The US ruling class, like that of all empires before it, is not prepared to accept this. It wants to resist the rise of potential rivals—and China is seen as its key threat.

US President Barack Obama shares this pre-occupation just as much as the neo-conservatives that dominated George Bush’s administration did.

In 1992, a Pentagon Defence Policy guidance document stated, “Our first objective is to prevent the re-emergence of a new rival…that poses a threat on the order of that posed formerly by the Soviet Union…Our strategy must now refocus on precluding the emergence of any potential future global competitor.” It was co-authored by Paul Wolfowitz, future Deputy Secretary of Defense under George W Bush.

In 2000, the right-wing US think-tank, the Project for the New American Century, which included Republican ideologues like Wolfowitz, wrote a Defence strategy proclaiming: “At present the US faces no global rival.

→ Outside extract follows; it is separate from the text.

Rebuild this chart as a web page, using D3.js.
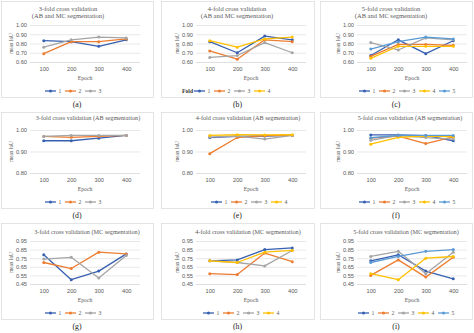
<!DOCTYPE html>
<html lang="en">
<head>
<meta charset="UTF-8" />
<title>Cross validation mean IoU</title>
<style>
  html, body { margin: 0; padding: 0; background: #fff; }
  svg { display: block; font-family: "Liberation Serif", "DejaVu Serif", serif; }
  .grid line { stroke: #d9d9d9; stroke-width: 0.6; }
  .grid text, .xaxis text { fill: #595959; font-size: 5.7px; }
  .xaxis .domain { stroke: #d9d9d9; stroke-width: 0.6; }
</style>
</head>
<body>
<svg width="474" height="333"></svg>
<script src="https://cdnjs.cloudflare.com/ajax/libs/d3/7.8.5/d3.min.js"></script>
<script>
  const epochs = [100, 200, 300, 400];
  const foldColors = ["#3760b0", "#ed7d31", "#a5a5a5", "#ffc000", "#5b9bd5"];

  // tick values for the three rows
  const ticksBoth = [0.60, 0.70, 0.80, 0.90, 1.00];
  const ticksAB = [0.80, 0.90, 1.00];
  const ticksMC = [0.45, 0.55, 0.65, 0.75, 0.85, 0.95];

  // mean IoU per fold (rows) and epoch (columns)
  const abmc3 = [
    [0.83, 0.82, 0.77, 0.84],
    [0.69, 0.82, 0.82, 0.85],
    [0.76, 0.84, 0.87, 0.86]
  ];
  const abmc4 = [
    [0.82, 0.70, 0.88, 0.84],
    [0.72, 0.63, 0.84, 0.82],
    [0.65, 0.67, 0.81, 0.70],
    [0.83, 0.76, 0.85, 0.87]
  ];
  const abmc5 = [
    [0.67, 0.84, 0.69, 0.83],
    [0.66, 0.79, 0.79, 0.78],
    [0.81, 0.73, 0.86, 0.84],
    [0.64, 0.77, 0.77, 0.77],
    [0.74, 0.82, 0.87, 0.85]
  ];
  const ab3 = [
    [0.950, 0.950, 0.962, 0.975],
    [0.970, 0.966, 0.970, 0.975],
    [0.970, 0.975, 0.975, 0.975]
  ];
  const ab4 = [
    [0.965, 0.970, 0.972, 0.975],
    [0.890, 0.965, 0.974, 0.975],
    [0.967, 0.972, 0.958, 0.975],
    [0.975, 0.978, 0.977, 0.978]
  ];
  const ab5 = [
    [0.977, 0.977, 0.974, 0.950],
    [0.962, 0.972, 0.937, 0.968],
    [0.952, 0.975, 0.965, 0.958],
    [0.934, 0.966, 0.972, 0.969],
    [0.964, 0.975, 0.975, 0.975]
  ];
  const mc3 = [
    [0.79, 0.50, 0.60, 0.80],
    [0.70, 0.63, 0.82, 0.80],
    [0.74, 0.76, 0.52, 0.78]
  ];
  const mc4 = [
    [0.72, 0.73, 0.85, 0.87],
    [0.57, 0.56, 0.81, 0.71],
    [0.72, 0.70, 0.66, 0.84],
    [0.72, 0.70, 0.82, 0.84]
  ];
  const mc5 = [
    [0.72, 0.79, 0.60, 0.51],
    [0.55, 0.73, 0.53, 0.76],
    [0.77, 0.83, 0.57, 0.82],
    [0.57, 0.50, 0.75, 0.77],
    [0.70, 0.77, 0.83, 0.85]
  ];

  // grid geometry
  const cols = [
    { box: [1, 153], plot: [30, 140] },
    { box: [161, 314], plot: [196, 306] },
    { box: [320, 472], plot: [357, 467] }
  ];
  const rows = [
    { top: 0, ticks: ticksBoth, domain: [0.60, 1.00], titleY: [11, 18] },
    { top: 111, ticks: ticksAB, domain: [0.80, 1.00], titleY: [9] },
    { top: 222, ticks: ticksMC, domain: [0.45, 0.95], titleY: [12] }
  ];

  const panels = [
    { r: 0, c: 0, data: abmc3, title: ["3-fold cross validation", "(AB and MC segmentation)"], tx: 68, lx: 75, cap: "(a)" },
    { r: 0, c: 1, data: abmc4, title: ["4-fold cross validation", "(AB and MC segmentation)"], tx: 237, lx: 228, cap: "(b)", fold: true },
    { r: 0, c: 2, data: abmc5, title: ["5-fold cross validation", "(AB and MC segmentation)"], tx: 391, lx: 409, cap: "(c)" },
    { r: 1, c: 0, data: ab3, title: ["3-fold cross validation (AB segmentation)"], tx: 88, lx: 75, cap: "(d)" },
    { r: 1, c: 1, data: ab4, title: ["4-fold cross validation (AB segmentation)"], tx: 248, lx: 251, cap: "(e)" },
    { r: 1, c: 2, data: ab5, title: ["5-fold cross validation (AB segmentation)"], tx: 410, lx: 409, cap: "(f)" },
    { r: 2, c: 0, data: mc3, title: ["3-fold cross validation (MC segmentation)"], tx: 87, lx: 75, cap: "(g)" },
    { r: 2, c: 1, data: mc4, title: ["4-fold cross validation (MC segmentation)"], tx: 248, lx: 243, cap: "(h)" },
    { r: 2, c: 2, data: mc5, title: ["5-fold cross validation (MC segmentation)"], tx: 406, lx: 408, cap: "(i)" }
  ];

  const svg = d3.select("svg");

  panels.forEach(p => {
    const col = cols[p.c], row = rows[p.r];
    const g = svg.append("g").attr("transform", `translate(0,${row.top})`);

    // chart frame
    g.append("rect")
      .attr("x", col.box[0] + 0.5).attr("y", 1.5)
      .attr("width", col.box[1] - col.box[0]).attr("height", 96)
      .attr("fill", "none").attr("stroke", "#d9d9d9").attr("stroke-width", 0.7);

    const x = d3.scalePoint(epochs, col.plot).padding(0.5);
    const y = d3.scaleLinear(row.domain, [62, 19 + (p.r === 0 ? 6 : 0)]);

    // title
    g.append("g").selectAll("text").data(p.title).join("text")
      .attr("x", p.tx).attr("y", (d, i) => row.titleY[i])
      .attr("text-anchor", "middle").attr("fill", "#595959")
      .attr("font-size", p.r === 0 ? 6.5 : 6.2)
      .text(d => d);

    // horizontal gridlines + value labels
    g.append("g").attr("class", "grid")
      .attr("transform", `translate(${col.plot[0]},0)`)
      .call(d3.axisLeft(y).tickValues(row.ticks).tickSize(-(col.plot[1] - col.plot[0]))
        .tickPadding(3).tickFormat(d3.format(".2f")))
      .call(a => a.select(".domain").remove());

    // category axis
    g.append("g").attr("class", "xaxis")
      .attr("transform", "translate(0,62)")
      .call(d3.axisBottom(x).tickSize(0).tickPadding(4.5))
      .call(a => a.select(".domain").attr("d", `M${col.plot[0]},0.5H${col.plot[1]}`));

    g.append("text")
      .attr("x", (col.plot[0] + col.plot[1]) / 2).attr("y", 80)
      .attr("text-anchor", "middle").attr("fill", "#595959").attr("font-size", 5.7)
      .text("Epoch");

    g.append("text")
      .attr("transform", `translate(${col.plot[0] - 17},${(62 + y(row.domain[1])) / 2}) rotate(-90)`)
      .attr("text-anchor", "middle").attr("fill", "#595959").attr("font-size", 5.2)
      .text("mean IoU");

    // fold series
    const line = d3.line().x((d, i) => x(epochs[i])).y(d => y(d));
    const series = g.append("g").selectAll("g").data(p.data).join("g");
    series.append("path")
      .attr("d", d => line(d)).attr("fill", "none")
      .attr("stroke", (d, i) => foldColors[i]).attr("stroke-width", 1.3)
      .attr("stroke-linejoin", "round");
    series.each(function (d, i) {
      d3.select(this).selectAll("circle").data(d).join("circle")
        .attr("cx", (v, j) => x(epochs[j])).attr("cy", v => y(v))
        .attr("r", 1.5).attr("fill", foldColors[i]);
    });

    // legend
    const n = p.data.length, item = 20;
    const foldW = p.fold ? 12 : 0;
    const lx0 = p.lx - (n * item + foldW) / 2;
    const lg = g.append("g").attr("transform", `translate(${lx0},91)`);
    if (p.fold) {
      lg.append("text").attr("y", 2).attr("font-size", 5.7).attr("font-weight", "bold")
        .attr("fill", "#333").text("Fold");
    }
    const li = lg.selectAll(".li").data(d3.range(n)).join("g")
      .attr("transform", i => `translate(${foldW + i * item},0)`);
    li.append("line").attr("x1", 0).attr("x2", 11)
      .attr("stroke", i => foldColors[i]).attr("stroke-width", 1.3);
    li.append("circle").attr("cx", 5.5).attr("r", 1.5).attr("fill", i => foldColors[i]);
    li.append("text").attr("x", 13.5).attr("y", 2).attr("font-size", 5.7)
      .attr("fill", "#595959").text(i => i + 1);

    // sub-figure caption
    g.append("text")
      .attr("x", (col.box[0] + col.box[1]) / 2).attr("y", 106.5)
      .attr("text-anchor", "middle").attr("fill", "#222").attr("font-size", 7.8)
      .text(p.cap);
  });
</script>
</body>
</html>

America’s grand strategy should aim to preserve and extend this advantageous position into the future as far as possible.”

Pointing two ways?
There has been some debate in the Australian ruling class about how to manage Australia’s relationship with the US and China—with China’s growing importance to the Australian economy and the US a historic military partner.

But the deepening of defence ties with the US shows that the Australian ruling class prefers to side with the US, in order to maintain Australian imperialist control in the immediate region.
For Australia, the new agreement means, as Alan Goodall wrote in the Japan Times, “Having signed a package of deals with Washington ministers for beefed-up military cooperation, she must ward off Beijing’s expected backlash.”

Maintaining the US alliance means deepening the military tensions and feeding China’s race to military competition, and even war, with the US. Australia’s rulers are taking us in a dangerous direction—and one ordinary working people must resist.